We need to evaluate $$\cos \left (\theta \pm \frac {\pi}{4}\right )$$. We will expand this using the cosine sum and difference formulas:
$$\cos(A+B) = \cos A \cos B - \sin A \sin B$$
$$\cos(A-B) = \cos A \cos B + \sin A \sin B$$
Let $$A = \theta$$ and $$B = \frac{\pi}{4}$$. We know that $$\cos \frac{\pi}{4} = \frac{\sqrt{2}}{2}$$ and $$\sin \frac{\pi}{4} = \frac{\sqrt{2}}{2}$$.
For the sum case:
$$\cos \left (\theta + \frac {\pi}{4}\right ) = \cos \theta \cos \frac{\pi}{4} - \sin \theta \sin \frac{\pi}{4}$$
$$\cos \left (\theta + \frac {\pi}{4}\right ) = \cos \theta \left(\frac{\sqrt{2}}{2}\right) - \sin \theta \left(\frac{\sqrt{2}}{2}\right)$$
$$\cos \left (\theta + \frac {\pi}{4}\right ) = \frac{\sqrt{2}}{2}(\cos \theta - \sin \theta)$$
For the difference case:
$$\cos \left (\theta - \frac {\pi}{4}\right ) = \cos \theta \cos \frac{\pi}{4} + \sin \theta \sin \frac{\pi}{4}$$
$$\cos \left (\theta - \frac {\pi}{4}\right ) = \cos \theta \left(\frac{\sqrt{2}}{2}\right) + \sin \theta \left(\frac{\sqrt{2}}{2}\right)$$
$$\cos \left (\theta - \frac {\pi}{4}\right ) = \frac{\sqrt{2}}{2}(\cos \theta + \sin \theta)$$

**step6** Applying the Conditions

Now we substitute the conditions derived in Step 4 into the expressions from Step 5.
If Condition (A) is true: $$\cos \theta + \sin \theta = \frac{1}{2}$$
Then, for the difference case:
$$\cos \left (\theta - \frac {\pi}{4}\right ) = \frac{\sqrt{2}}{2}(\cos \theta + \sin \theta) = \frac{\sqrt{2}}{2}\left(\frac{1}{2}\right) = \frac{\sqrt{2}}{4}$$
If Condition (B) is true: $$\cos \theta - \sin \theta = \frac{1}{2}$$
Then, for the sum case:
$$\cos \left (\theta + \frac {\pi}{4}\right ) = \frac{\sqrt{2}}{2}(\cos \theta - \sin \theta) = \frac{\sqrt{2}}{2}\left(\frac{1}{2}\right) = \frac{\sqrt{2}}{4}$$
In either scenario, one of the two parts of the expression $$\cos \left (\theta \pm \frac {\pi}{4}\right )$$ must be equal to $$\frac{\sqrt{2}}{4}$$. The problem asks what the expression is equal to, implying a specific value. This value is $$\frac{\sqrt{2}}{4}$$.

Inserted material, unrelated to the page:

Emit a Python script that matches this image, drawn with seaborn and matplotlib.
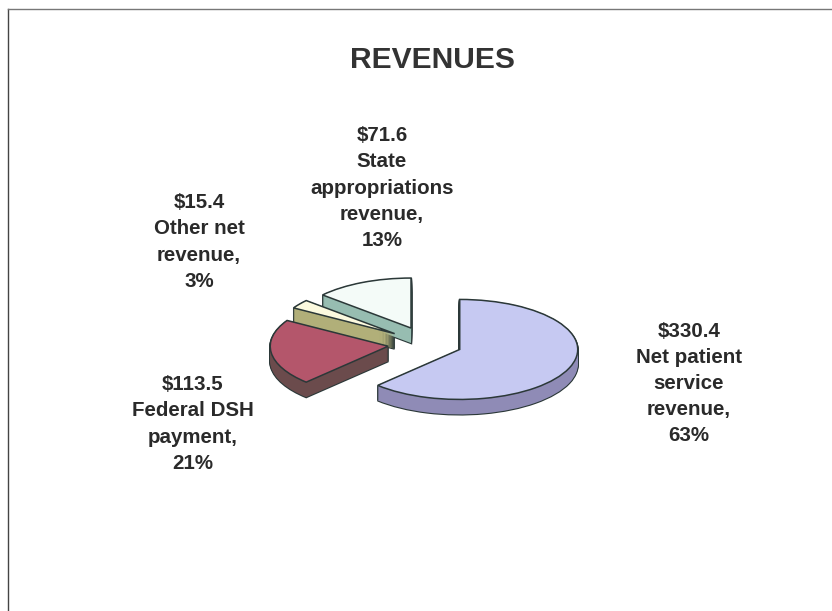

**step7** Comparing with Options

We found that a possible value for the expression is $$\frac{\sqrt{2}}{4}$$.
Let's check the given options:
A) $$\cos \frac {\pi}{4} = \frac{\sqrt{2}}{2}$$
B) $$\frac {1}{2}\cos \frac {\pi}{4} = \frac{1}{2} \cdot \frac{\sqrt{2}}{2} = \frac{\sqrt{2}}{4}$$
C) $$\cos \frac {\pi}{8}$$ (This is not a simple value and doesn't match our result.)
D) None of these
Our calculated value $$\frac{\sqrt{2}}{4}$$ matches option B.